Marshaling of Securities
The court also addressed the doctrine of marshaling of securities, which applies when a creditor holds multiple securities for different debts. The court indicated that if the assignee holding the unpaid note sought satisfaction from the land, equity would require that the assignee first pursue the payment through the note before resorting to the land. This principle serves to protect the interests of all creditors involved and ensures that no creditor is unjustly enriched at the expense of others. In this case, if Wysor, Sr. were to benefit from the land sale before Grubb's debt was settled, it would effectively negate Grubb's security for the remaining purchase money owed. The court emphasized that the surety's payment of the first installment did not grant him the right to displace Grubb's existing lien or security interests. Instead, the surety's rights would only be enforceable after the vendor's debt was completely satisfied.

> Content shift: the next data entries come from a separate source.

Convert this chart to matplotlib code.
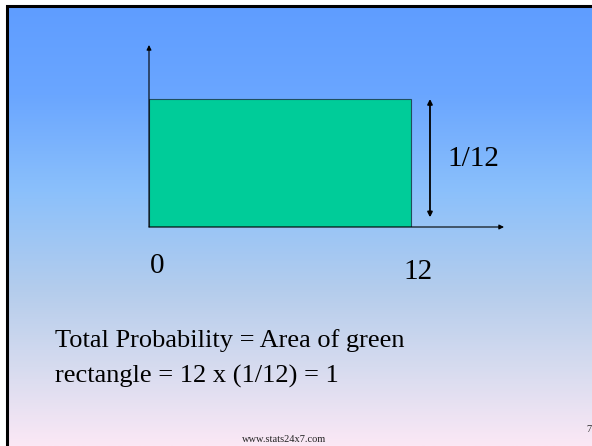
import numpy as np
import matplotlib.pyplot as plt
from matplotlib.colors import LinearSegmentedColormap

# uniform distribution on [0, 12]
x_low = 0
x_high = 12
density = 1 / 12
x_labels = ["0", "12"]
height_label = "1/12"
caption_lines = ["Total Probability = Area of green",
                 "rectangle = 12 x (1/12) = 1"]
footer = "www.stats24x7.com"
page_no = "7"

plt.rcParams['font.family'] = ['Liberation Serif', 'DejaVu Serif']

W, H = 592, 446
fig = plt.figure(figsize=(W / 100, H / 100), dpi=100)
fig.patch.set_facecolor('white')

# slide background with vertical gradient
bg = fig.add_axes([0, 0, 1, 1])
bg.set_xlim(0, W)
bg.set_ylim(H, 0)
bg.axis('off')
grad_cmap = LinearSegmentedColormap.from_list(
    'slide', [(0.0, '#5f9dff'), (0.2, '#6aa6ff'), (0.42, '#8bc0fb'),
              (0.65, '#b5cdec'), (0.82, '#d6dbef'), (1.0, '#fbe8f5')])
grad = np.linspace(0, 1, 256).reshape(-1, 1)
bg.imshow(grad, cmap=grad_cmap, aspect='auto', extent=[7, W, H, 7], zorder=0)
bg.plot([6.5, 6.5, W], [H, 6, 6], color='black', lw=2.2, zorder=1,
        solid_joinstyle='miter')

# diagram axes
ax = fig.add_axes([149 / W, (H - 227) / H, (504 - 149) / W, (227 - 45) / H])
ax.set_xlim(0, 16.26)
ax.set_ylim(0, 0.1185)
ax.axis('off')
ax.patch.set_alpha(0)

ax.bar(x_low, density, width=x_high - x_low, align='edge',
       color='#00cc99', edgecolor='#1f4f5f', linewidth=0.8, zorder=2)

# axes arrows
ax.annotate('', xy=(16.26, 0), xytext=(0, 0),
            arrowprops=dict(arrowstyle='-|>', color='black', lw=0.8,
                            mutation_scale=7, shrinkA=0, shrinkB=0))
ax.annotate('', xy=(0, 0.1185), xytext=(0, 0),
            arrowprops=dict(arrowstyle='-|>', color='black', lw=0.8,
                            mutation_scale=7, shrinkA=0, shrinkB=0))
# height marker
ax.annotate('', xy=(12.87, density), xytext=(12.87, 0.0063),
            arrowprops=dict(arrowstyle='<|-|>', color='black', lw=1.3,
                            mutation_scale=7, shrinkA=0, shrinkB=0))

ax.text(13.65, density * 0.535, height_label, fontsize=21,
        ha='left', va='center')
ax.text(x_low + 0.05, -0.0255, x_labels[0], fontsize=21, ha='left', va='center')
ax.text(x_high + 0.3, -0.0292, x_labels[1], fontsize=21, ha='center', va='center')

for i, line in enumerate(caption_lines):
    fig.text(55 / W, 1 - (347 + 36 * i) / H, line, fontsize=19,
             ha='left', va='baseline')
# footer
fig.text(284 / W, 1 - 439 / H, footer, fontsize=7.5, ha='center', va='center',
         color='#222222')
fig.text(589 / W, 1 - 429 / H, page_no, fontsize=7.5, ha='center', va='center',
         color='#333333')

fig.savefig('out.png', dpi=100)
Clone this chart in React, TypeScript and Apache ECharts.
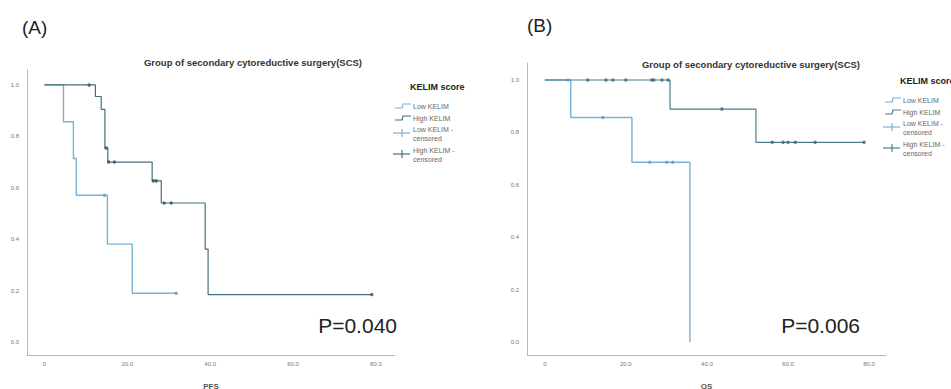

This articulation of the marshaling doctrine reinforced the court's commitment to ensuring fair treatment among creditors and the maintenance of equitable principles within the framework of secured transactions.
Final Determination
In its final determination, the court concluded that the lower court's ruling that granted Wysor, Sr. priority over Grubb was erroneous. The appellate court reaffirmed that Wysor, Sr. was entitled to a lien on the land, but that lien was subordinate to Grubb's lien for the unpaid balance of the purchase price. The court ordered that the case be remanded to the circuit court with specific directions to account for the purchase money still owed to Grubb and to ensure that the payment sequence adhered to the established priority. If the sale of the land had been confirmed and the proceeds were collected, the court instructed that Grubb's debt should be satisfied first before any amounts were allocated to Wysor, Sr. The court's decision underscored the importance of maintaining the integrity of creditor rights and the equitable principles of subrogation and marshaling, ensuring that the surety's rights did not unjustly impair those of the original creditor. Ultimately, the court's ruling balanced the interests of all parties while reinforcing the foundational principles of equity in debt obligations.